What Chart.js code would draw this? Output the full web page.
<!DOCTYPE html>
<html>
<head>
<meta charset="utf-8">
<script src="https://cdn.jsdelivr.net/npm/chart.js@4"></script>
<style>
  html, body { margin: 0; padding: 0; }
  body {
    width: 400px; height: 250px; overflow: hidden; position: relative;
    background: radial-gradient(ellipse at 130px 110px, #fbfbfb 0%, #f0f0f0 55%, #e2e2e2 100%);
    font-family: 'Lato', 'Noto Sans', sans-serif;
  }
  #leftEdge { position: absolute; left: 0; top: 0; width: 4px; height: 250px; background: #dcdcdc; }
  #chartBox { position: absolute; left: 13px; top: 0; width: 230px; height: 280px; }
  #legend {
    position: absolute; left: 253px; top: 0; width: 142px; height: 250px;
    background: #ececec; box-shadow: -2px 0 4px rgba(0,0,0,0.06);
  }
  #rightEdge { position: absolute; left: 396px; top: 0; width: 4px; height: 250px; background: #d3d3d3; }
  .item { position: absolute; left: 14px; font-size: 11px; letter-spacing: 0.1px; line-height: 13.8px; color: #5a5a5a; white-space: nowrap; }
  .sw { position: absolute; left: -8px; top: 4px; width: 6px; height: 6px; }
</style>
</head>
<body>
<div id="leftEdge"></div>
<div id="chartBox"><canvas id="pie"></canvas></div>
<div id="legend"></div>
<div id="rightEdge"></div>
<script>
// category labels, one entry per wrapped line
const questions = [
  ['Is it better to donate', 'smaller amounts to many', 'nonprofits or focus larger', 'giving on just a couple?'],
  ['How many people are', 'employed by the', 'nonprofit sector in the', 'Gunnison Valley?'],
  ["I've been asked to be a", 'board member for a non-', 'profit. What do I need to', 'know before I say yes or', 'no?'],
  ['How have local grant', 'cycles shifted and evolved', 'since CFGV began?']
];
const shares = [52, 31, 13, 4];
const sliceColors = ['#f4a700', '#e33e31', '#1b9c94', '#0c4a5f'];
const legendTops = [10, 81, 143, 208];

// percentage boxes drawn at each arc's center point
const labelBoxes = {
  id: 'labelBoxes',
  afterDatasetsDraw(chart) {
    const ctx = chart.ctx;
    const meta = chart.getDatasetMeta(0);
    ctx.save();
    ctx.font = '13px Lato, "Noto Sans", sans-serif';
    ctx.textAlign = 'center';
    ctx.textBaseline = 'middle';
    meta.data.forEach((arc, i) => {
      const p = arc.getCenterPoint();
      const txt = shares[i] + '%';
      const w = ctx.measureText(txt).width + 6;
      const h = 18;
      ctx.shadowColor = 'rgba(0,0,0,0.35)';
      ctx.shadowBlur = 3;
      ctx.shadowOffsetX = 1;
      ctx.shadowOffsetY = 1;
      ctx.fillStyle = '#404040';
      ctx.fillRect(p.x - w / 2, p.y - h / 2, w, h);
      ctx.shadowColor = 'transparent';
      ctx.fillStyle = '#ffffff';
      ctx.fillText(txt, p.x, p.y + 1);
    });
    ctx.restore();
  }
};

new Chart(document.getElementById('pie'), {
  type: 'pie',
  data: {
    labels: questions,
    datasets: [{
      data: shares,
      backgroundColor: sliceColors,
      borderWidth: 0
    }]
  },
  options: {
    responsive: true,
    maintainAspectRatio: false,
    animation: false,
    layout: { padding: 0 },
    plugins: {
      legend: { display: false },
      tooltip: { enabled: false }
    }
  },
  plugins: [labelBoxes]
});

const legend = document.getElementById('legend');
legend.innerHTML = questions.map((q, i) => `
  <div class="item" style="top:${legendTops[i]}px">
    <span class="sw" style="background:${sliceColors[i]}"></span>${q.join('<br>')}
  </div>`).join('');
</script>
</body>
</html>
--
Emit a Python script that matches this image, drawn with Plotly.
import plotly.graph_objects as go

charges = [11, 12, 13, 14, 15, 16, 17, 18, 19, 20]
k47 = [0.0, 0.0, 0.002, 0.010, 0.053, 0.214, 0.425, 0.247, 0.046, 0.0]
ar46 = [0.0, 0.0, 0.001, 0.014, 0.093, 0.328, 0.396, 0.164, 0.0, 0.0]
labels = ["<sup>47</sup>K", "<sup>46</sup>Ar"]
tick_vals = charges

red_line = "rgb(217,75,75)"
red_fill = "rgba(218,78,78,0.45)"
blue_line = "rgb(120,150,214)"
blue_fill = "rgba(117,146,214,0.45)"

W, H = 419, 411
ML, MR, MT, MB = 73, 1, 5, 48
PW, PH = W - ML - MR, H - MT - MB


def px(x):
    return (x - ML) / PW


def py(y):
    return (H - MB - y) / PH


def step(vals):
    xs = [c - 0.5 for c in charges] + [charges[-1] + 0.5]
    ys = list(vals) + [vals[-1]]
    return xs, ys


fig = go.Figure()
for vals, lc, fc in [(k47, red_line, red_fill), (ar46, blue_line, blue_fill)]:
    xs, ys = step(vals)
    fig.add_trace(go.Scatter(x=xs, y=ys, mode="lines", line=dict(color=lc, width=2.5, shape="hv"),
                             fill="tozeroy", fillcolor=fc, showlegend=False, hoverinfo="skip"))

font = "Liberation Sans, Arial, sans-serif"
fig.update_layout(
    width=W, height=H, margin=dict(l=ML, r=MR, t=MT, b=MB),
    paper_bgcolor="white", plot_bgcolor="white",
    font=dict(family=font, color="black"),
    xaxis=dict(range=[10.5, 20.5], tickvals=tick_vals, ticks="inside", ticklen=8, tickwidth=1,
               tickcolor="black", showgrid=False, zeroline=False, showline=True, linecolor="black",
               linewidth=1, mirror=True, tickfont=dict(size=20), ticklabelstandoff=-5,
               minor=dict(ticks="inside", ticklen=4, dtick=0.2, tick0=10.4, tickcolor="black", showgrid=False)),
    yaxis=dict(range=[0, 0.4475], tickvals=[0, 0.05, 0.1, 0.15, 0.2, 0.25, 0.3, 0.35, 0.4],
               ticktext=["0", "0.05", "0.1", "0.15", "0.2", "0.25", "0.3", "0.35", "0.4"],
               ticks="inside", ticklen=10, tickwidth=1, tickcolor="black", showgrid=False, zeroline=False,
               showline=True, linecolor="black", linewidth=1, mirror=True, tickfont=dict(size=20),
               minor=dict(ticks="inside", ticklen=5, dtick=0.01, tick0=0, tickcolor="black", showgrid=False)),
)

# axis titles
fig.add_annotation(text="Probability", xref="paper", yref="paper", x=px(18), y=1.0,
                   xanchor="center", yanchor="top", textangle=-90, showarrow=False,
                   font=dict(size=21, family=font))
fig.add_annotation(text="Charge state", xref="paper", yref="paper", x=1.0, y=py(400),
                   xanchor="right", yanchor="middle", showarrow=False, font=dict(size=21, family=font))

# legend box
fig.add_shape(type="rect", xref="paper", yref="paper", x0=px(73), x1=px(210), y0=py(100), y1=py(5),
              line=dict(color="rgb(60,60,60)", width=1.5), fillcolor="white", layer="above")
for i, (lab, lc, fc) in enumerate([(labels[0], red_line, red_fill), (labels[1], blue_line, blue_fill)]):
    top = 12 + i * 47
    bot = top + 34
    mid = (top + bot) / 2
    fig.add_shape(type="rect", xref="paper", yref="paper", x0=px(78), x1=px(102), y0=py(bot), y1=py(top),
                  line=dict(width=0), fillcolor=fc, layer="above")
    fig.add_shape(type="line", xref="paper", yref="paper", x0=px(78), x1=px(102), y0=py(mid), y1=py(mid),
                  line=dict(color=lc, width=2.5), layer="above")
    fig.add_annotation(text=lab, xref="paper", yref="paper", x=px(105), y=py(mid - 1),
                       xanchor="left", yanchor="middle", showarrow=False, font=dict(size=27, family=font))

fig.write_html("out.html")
==
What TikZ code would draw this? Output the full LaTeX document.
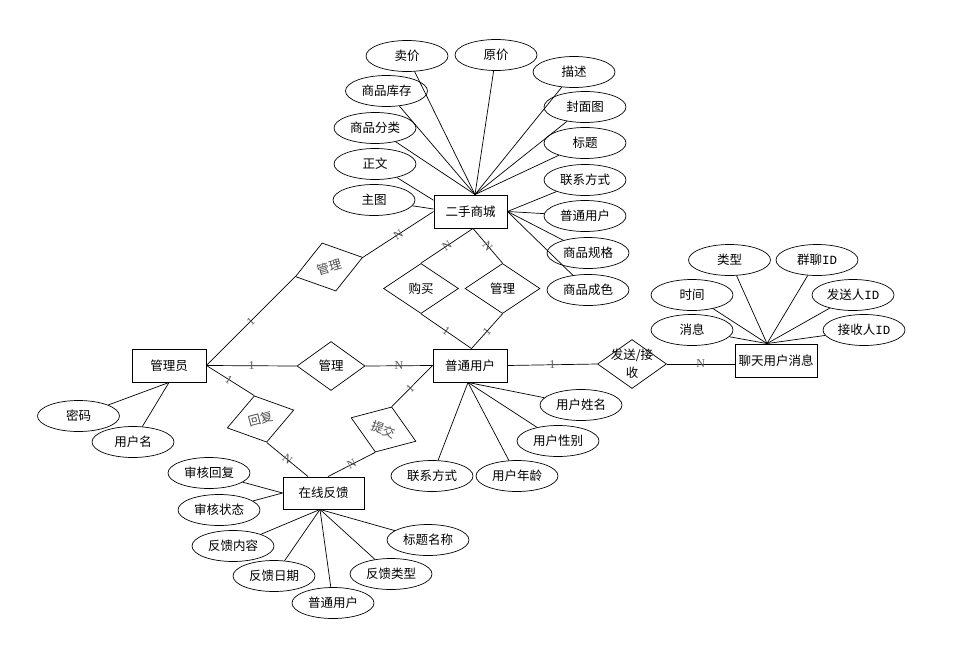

> [What you will do]: Copy out the lines in which the string "this" appears.

> [Task response]:
What Chart.js code would draw this? Output the full web page.
Emit a Python script that matches this image, drawn with Plotly.
What TikZ code would draw this? Output the full LaTeX document.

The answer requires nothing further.